**WHAT YOU NEED TO DO**: Of the lines listed below, return exactly those that run from the line containing "Write a Python" through the line containing "ax.bar(x, values, width=0.6, color=BAR_COLOR, zorder=3)", both included.

**INFORMATION GIVEN**:
((

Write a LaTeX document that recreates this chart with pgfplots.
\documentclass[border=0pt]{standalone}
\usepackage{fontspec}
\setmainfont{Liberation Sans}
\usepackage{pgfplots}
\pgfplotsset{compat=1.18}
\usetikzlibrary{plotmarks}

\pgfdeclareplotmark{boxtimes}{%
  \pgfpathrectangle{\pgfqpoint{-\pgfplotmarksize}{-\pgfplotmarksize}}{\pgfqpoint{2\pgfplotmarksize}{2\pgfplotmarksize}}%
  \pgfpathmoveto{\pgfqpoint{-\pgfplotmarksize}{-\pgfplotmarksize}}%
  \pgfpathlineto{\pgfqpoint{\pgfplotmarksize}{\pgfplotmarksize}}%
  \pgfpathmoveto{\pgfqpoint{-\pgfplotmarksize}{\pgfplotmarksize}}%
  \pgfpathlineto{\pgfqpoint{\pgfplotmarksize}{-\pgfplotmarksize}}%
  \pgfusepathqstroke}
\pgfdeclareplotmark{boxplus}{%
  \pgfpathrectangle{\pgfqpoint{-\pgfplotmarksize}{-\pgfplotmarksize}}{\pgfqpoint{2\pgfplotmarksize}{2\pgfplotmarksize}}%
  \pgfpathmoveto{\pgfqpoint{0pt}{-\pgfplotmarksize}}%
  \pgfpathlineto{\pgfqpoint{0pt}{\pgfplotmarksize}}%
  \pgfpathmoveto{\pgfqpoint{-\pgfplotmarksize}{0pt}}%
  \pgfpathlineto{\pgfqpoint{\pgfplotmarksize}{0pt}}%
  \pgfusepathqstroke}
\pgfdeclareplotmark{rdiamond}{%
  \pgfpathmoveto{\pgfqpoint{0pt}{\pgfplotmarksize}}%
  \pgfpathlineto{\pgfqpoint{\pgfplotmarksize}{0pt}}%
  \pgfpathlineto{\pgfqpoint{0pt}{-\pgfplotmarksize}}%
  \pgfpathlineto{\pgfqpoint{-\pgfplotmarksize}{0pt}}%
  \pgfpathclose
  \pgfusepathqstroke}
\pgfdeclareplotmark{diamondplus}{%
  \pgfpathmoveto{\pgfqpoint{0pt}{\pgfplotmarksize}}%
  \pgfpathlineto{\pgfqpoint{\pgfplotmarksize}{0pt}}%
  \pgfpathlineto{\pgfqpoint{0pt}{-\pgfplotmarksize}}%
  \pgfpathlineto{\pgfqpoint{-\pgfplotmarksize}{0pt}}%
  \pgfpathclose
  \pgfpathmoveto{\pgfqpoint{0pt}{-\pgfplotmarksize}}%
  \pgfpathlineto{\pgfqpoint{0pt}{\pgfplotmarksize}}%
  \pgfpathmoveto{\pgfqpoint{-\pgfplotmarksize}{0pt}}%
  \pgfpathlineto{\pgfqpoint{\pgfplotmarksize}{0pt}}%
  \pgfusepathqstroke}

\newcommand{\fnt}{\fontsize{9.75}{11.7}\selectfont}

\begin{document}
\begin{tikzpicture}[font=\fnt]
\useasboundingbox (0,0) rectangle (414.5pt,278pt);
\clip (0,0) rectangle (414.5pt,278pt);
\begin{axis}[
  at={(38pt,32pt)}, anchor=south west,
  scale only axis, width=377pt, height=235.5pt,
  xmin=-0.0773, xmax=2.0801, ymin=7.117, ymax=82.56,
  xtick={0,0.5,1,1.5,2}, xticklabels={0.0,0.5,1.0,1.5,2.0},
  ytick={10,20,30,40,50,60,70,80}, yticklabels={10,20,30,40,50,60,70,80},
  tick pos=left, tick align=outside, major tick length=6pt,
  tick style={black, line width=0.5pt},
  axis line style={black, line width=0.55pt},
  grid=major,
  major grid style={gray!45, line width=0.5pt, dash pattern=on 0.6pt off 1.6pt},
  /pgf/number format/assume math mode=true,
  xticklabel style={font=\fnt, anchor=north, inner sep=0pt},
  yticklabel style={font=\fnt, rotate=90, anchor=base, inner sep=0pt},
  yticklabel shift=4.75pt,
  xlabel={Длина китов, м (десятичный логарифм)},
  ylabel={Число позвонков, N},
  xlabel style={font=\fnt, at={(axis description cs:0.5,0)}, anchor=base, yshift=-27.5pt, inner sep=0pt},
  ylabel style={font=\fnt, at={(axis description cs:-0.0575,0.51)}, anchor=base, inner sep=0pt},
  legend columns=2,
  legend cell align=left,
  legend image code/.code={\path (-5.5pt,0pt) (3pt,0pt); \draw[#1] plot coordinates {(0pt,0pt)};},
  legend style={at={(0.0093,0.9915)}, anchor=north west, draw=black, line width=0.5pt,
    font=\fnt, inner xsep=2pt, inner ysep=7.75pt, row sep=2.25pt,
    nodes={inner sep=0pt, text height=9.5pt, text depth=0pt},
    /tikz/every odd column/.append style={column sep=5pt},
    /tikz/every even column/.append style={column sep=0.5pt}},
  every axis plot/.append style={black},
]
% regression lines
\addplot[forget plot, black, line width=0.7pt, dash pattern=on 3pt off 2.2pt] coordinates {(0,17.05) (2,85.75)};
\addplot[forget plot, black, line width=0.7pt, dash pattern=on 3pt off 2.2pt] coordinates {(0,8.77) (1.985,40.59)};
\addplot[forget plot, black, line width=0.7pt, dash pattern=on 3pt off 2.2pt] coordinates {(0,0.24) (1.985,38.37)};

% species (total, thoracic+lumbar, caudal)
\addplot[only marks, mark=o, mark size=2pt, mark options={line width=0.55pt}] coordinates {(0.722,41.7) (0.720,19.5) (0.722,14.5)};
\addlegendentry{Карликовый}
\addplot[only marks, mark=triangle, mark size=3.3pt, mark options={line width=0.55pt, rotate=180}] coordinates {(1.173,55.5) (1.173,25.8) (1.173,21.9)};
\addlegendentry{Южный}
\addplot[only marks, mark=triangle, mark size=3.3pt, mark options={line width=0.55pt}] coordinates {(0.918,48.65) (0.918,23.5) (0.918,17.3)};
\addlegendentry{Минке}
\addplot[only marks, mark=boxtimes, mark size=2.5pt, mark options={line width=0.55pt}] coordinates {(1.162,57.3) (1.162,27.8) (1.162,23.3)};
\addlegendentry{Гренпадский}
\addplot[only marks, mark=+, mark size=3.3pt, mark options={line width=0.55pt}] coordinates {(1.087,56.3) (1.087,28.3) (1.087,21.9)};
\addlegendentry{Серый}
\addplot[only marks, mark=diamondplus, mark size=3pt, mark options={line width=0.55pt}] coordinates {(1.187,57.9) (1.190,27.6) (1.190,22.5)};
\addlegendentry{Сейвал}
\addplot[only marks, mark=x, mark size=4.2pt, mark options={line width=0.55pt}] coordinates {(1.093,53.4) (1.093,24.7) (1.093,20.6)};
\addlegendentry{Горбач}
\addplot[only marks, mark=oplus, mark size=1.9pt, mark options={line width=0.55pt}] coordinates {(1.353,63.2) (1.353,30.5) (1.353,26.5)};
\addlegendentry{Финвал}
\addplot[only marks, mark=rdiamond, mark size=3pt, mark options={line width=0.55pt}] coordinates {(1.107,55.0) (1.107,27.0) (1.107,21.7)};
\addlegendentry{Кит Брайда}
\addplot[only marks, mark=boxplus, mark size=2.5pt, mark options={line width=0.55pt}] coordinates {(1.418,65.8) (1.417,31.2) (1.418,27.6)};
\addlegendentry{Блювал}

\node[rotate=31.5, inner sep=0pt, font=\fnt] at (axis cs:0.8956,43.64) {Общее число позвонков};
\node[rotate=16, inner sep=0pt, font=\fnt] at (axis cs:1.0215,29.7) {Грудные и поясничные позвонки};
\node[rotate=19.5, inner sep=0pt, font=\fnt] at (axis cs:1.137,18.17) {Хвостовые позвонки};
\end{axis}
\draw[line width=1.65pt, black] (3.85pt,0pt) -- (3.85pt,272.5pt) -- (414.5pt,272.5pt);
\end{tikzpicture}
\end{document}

))
((

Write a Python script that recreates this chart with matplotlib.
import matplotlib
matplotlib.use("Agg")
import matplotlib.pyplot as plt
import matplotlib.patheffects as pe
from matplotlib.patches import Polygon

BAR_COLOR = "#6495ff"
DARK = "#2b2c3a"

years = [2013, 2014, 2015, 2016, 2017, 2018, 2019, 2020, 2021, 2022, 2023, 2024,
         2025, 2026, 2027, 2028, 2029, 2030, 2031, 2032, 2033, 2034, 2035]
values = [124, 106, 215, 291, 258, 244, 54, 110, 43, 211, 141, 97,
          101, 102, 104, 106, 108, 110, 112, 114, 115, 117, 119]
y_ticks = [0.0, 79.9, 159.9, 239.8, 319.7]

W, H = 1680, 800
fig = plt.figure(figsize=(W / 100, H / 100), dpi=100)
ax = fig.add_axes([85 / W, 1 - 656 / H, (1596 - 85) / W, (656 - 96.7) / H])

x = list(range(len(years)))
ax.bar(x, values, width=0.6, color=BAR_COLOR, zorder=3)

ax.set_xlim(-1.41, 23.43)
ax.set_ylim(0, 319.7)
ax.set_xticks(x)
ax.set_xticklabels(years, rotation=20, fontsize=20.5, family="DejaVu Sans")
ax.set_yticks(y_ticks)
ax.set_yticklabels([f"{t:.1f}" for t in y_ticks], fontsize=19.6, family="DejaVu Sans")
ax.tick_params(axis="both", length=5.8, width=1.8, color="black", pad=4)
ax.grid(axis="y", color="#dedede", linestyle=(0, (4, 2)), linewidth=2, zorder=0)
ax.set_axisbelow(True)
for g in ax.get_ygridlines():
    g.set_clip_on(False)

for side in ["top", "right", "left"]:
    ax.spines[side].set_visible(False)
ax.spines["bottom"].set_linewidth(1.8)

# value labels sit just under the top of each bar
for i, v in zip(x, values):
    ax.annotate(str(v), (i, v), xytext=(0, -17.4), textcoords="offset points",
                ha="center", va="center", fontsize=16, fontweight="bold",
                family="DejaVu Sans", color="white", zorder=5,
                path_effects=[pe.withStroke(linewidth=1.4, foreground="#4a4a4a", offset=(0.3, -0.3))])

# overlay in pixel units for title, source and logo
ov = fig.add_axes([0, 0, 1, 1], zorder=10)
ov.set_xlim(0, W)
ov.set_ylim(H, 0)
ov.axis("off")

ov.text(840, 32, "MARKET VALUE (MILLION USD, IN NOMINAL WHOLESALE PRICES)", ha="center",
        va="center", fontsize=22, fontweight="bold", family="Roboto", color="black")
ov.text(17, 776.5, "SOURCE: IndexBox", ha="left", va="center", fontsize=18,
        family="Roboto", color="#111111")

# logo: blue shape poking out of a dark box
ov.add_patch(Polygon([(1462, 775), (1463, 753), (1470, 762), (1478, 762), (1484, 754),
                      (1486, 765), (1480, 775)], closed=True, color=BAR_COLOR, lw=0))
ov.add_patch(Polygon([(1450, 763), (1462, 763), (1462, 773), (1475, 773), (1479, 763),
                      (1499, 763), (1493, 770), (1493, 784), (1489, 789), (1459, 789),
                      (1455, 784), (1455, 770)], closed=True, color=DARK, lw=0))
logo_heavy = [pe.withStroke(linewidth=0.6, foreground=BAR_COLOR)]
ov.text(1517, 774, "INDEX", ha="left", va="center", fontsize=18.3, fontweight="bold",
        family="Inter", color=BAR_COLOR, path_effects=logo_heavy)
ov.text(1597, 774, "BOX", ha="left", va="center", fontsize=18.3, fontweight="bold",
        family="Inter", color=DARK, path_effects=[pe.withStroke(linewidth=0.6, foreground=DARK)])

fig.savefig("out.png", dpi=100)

))

**RESULT FOR THIS EXERCISE**:
Write a Python script that recreates this chart with matplotlib.
import matplotlib
matplotlib.use("Agg")
import matplotlib.pyplot as plt
import matplotlib.patheffects as pe
from matplotlib.patches import Polygon

BAR_COLOR = "#6495ff"
DARK = "#2b2c3a"

years = [2013, 2014, 2015, 2016, 2017, 2018, 2019, 2020, 2021, 2022, 2023, 2024,
         2025, 2026, 2027, 2028, 2029, 2030, 2031, 2032, 2033, 2034, 2035]
values = [124, 106, 215, 291, 258, 244, 54, 110, 43, 211, 141, 97,
          101, 102, 104, 106, 108, 110, 112, 114, 115, 117, 119]
y_ticks = [0.0, 79.9, 159.9, 239.8, 319.7]

W, H = 1680, 800
fig = plt.figure(figsize=(W / 100, H / 100), dpi=100)
ax = fig.add_axes([85 / W, 1 - 656 / H, (1596 - 85) / W, (656 - 96.7) / H])

x = list(range(len(years)))
ax.bar(x, values, width=0.6, color=BAR_COLOR, zorder=3)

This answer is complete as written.